Burden of Proof and Legal Standards
In its analysis, the court reiterated the legal standard regarding the burden of proof in cases alleging fraudulent conveyance. It highlighted that the creditor asserting fraud must demonstrate actual fraudulent intent, which is typically assessed through the facts of each case. The court noted that while the burden lies with the creditor, the existence of close relationships between parties involved in a conveyance often calls for heightened scrutiny. This is due to the potential for collusion or self-dealing that could disadvantage creditors. The court also acknowledged that fraudulent intent can be established by circumstantial evidence, particularly when financial struggles are evident and when the terms of the conveyance appear inadequate. The court found that the trial court's determination of fraudulent intent was not clearly erroneous given the evidence presented, including the close familial and business ties and the substantial disparity in lease payment. This aspect of the ruling underscored the necessity for courts to remain vigilant against potential abuses in transactions involving related parties.

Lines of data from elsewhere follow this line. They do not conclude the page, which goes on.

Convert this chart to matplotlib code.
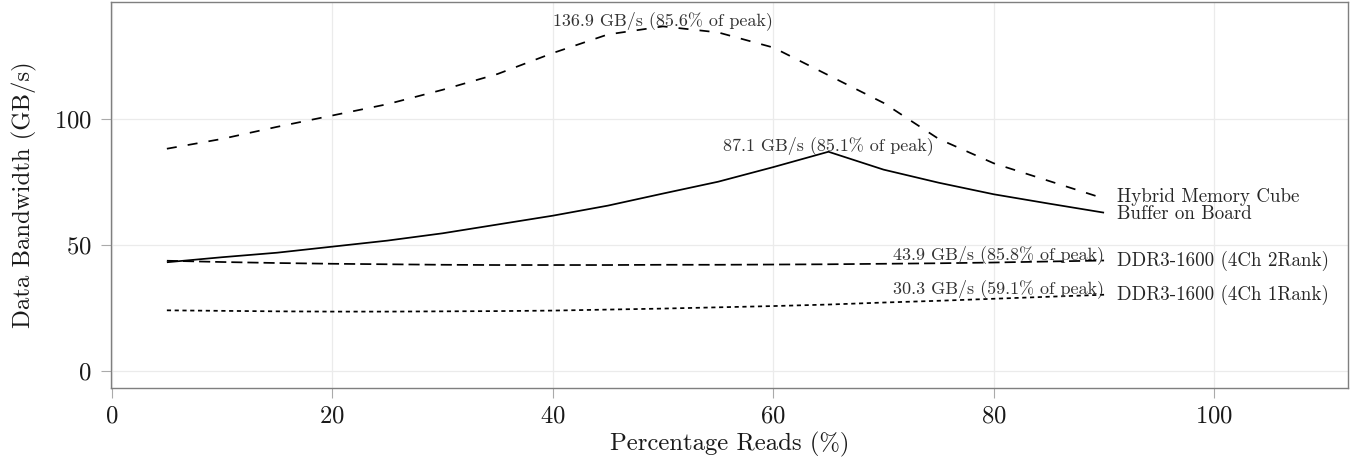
import numpy as np
import matplotlib
matplotlib.use("Agg")
import matplotlib.pyplot as plt

plt.rcParams["font.family"] = ["cmr10", "DejaVu Serif"]
plt.rcParams["mathtext.fontset"] = "cm"
plt.rcParams["axes.formatter.use_mathtext"] = True
plt.rcParams["lines.scale_dashes"] = False

# Percentage of read requests in the access mix
reads = [5, 10, 15, 20, 25, 30, 35, 40, 45, 50, 55, 60, 65, 70, 75, 80, 85, 90]

# Sustained data bandwidth in GB/s
hmc = [88.3, 92.2, 97.0, 101.5, 106.0, 111.7, 118.0, 126.3, 133.7, 136.9,
       134.5, 128.5, 117.5, 106.5, 92.2, 82.5, 75.5, 68.5]
bob = [43.2, 45.2, 47.0, 49.4, 51.8, 54.7, 58.2, 61.7, 65.7, 70.5,
       75.2, 81.0, 87.1, 80.0, 74.8, 70.2, 66.5, 62.9]
ddr_2rank = [43.8, 43.3, 42.9, 42.6, 42.4, 42.2, 42.1, 42.1, 42.1, 42.2,
             42.2, 42.3, 42.4, 42.6, 42.8, 43.1, 43.5, 43.9]
ddr_1rank = [24.1, 23.9, 23.7, 23.6, 23.6, 23.7, 23.8, 24.0, 24.4, 24.8,
             25.3, 25.8, 26.4, 27.2, 27.9, 28.7, 29.5, 30.3]

# Fraction of the theoretical peak reached at each series' best point
peak_pct = [85.6, 85.1, 85.8, 59.1]

names = ["Hybrid Memory Cube", "Buffer on Board",
         "DDR3-1600 (4Ch 2Rank)", "DDR3-1600 (4Ch 1Rank)"]
series = [hmc, bob, ddr_2rank, ddr_1rank]
dash_styles = [(0, (7.2, 8.0)), "solid", (0, (8.0, 3.6)), (0, (3.0, 2.6))]

x_ticks = [0, 20, 40, 60, 80, 100]
y_ticks = [0, 50, 100]

fig = plt.figure(figsize=(13.51, 4.65), dpi=100)
ax = fig.add_axes([0.0819, 0.1656, 0.9161, 0.8307])

text_col = "#262626"
for vals, ls in zip(series, dash_styles):
    ax.plot(reads, vals, color="black", linestyle=ls, linewidth=1.25,
            solid_capstyle="butt", dash_capstyle="butt")

# Peak annotations (last occurrence of the maximum)
for vals, pct in zip(series, peak_pct):
    arr = np.asarray(vals)
    i = len(arr) - 1 - int(np.argmax(arr[::-1]))
    ha = "right" if i == len(vals) - 1 else "center"
    ax.text(reads[i], vals[i] + 0.6, f"{vals[i]:.1f} GB/s ({pct:.1f}% of peak)",
            ha=ha, va="baseline", fontsize=13.0, color="#333333")

# End-of-line series labels, spread apart where they would collide
ends = [v[-1] for v in series]
order = np.argsort(ends)[::-1]
min_gap = 7.0
placed = [[idx, ends[idx]] for idx in order]
changed = True
while changed:
    changed = False
    for k in range(len(placed) - 1):
        a, b = placed[k], placed[k + 1]
        if a[1] - b[1] < min_gap - 1e-9:
            mid = (a[1] + b[1]) / 2
            a[1] = mid + min_gap / 2
            b[1] = mid - min_gap / 2
            changed = True
for idx, y in placed:
    ax.text(reads[-1] + 1.2, y, names[idx], ha="left", va="center",
            fontsize=13.7, color=text_col)

ax.set_xlim(-0.1, 112.15)
ax.set_ylim(-6.75, 146.7)
ax.set_xticks(x_ticks)
ax.set_yticks(y_ticks)
ax.grid(True, color="#ebebeb", linewidth=0.9)
ax.set_axisbelow(True)
for s in ax.spines.values():
    s.set_color("#7f7f7f")
    s.set_linewidth(1.0)
ax.tick_params(axis="both", direction="out", length=7.5, width=0.8,
               color="#aaaaaa", labelsize=17.8, labelcolor="#1a1a1a")
ax.tick_params(axis="x", pad=5)
ax.tick_params(axis="y", pad=6)

ax.set_xlabel("Percentage Reads (%)", fontsize=17.8, color="#1a1a1a", labelpad=3)
ax.set_ylabel("Data Bandwidth (GB/s)", fontsize=17.8, color="#1a1a1a", labelpad=12)

fig.savefig("out.png", dpi=100)
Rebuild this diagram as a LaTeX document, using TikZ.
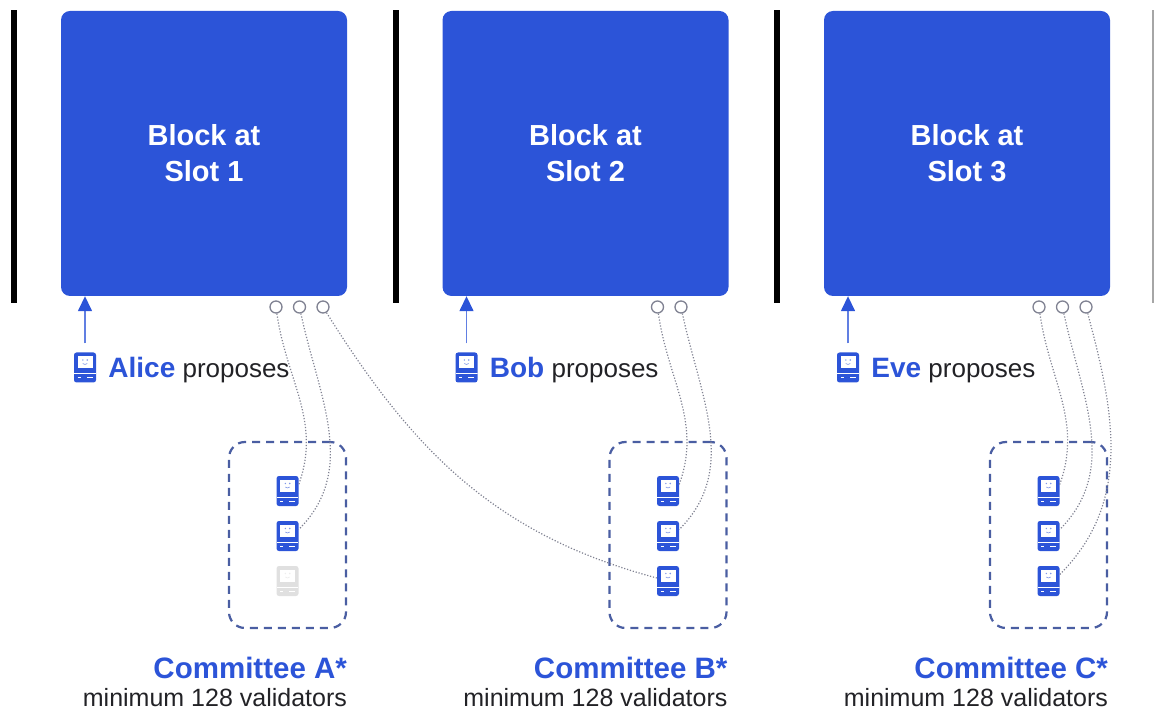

Conclusion on Possession Rights
Ultimately, the court concluded that the plaintiffs, Andrews and Roller, were entitled to the possession of their land, as the lease arrangement between Michael Reynolds and Agri-Business did not hold up under scrutiny. The fraudulent nature of the conveyance rendered it void against the rightful claims of the plaintiffs, affirming their rights as property owners. The court's affirmation of the trial court's findings not only validated the plaintiffs' entitlement to possession but also set a precedent regarding the protection of creditors in similar situations. By upholding the lower court's decision, the court emphasized the legal principle that individuals cannot use their positions within a corporation to manipulate asset ownership in a way that defrauds creditors. This ruling reinforced the importance of transparency and integrity in corporate transactions, particularly those involving closely held entities. The court's decision ultimately served to protect the interests of creditors and uphold the rule of law in property rights.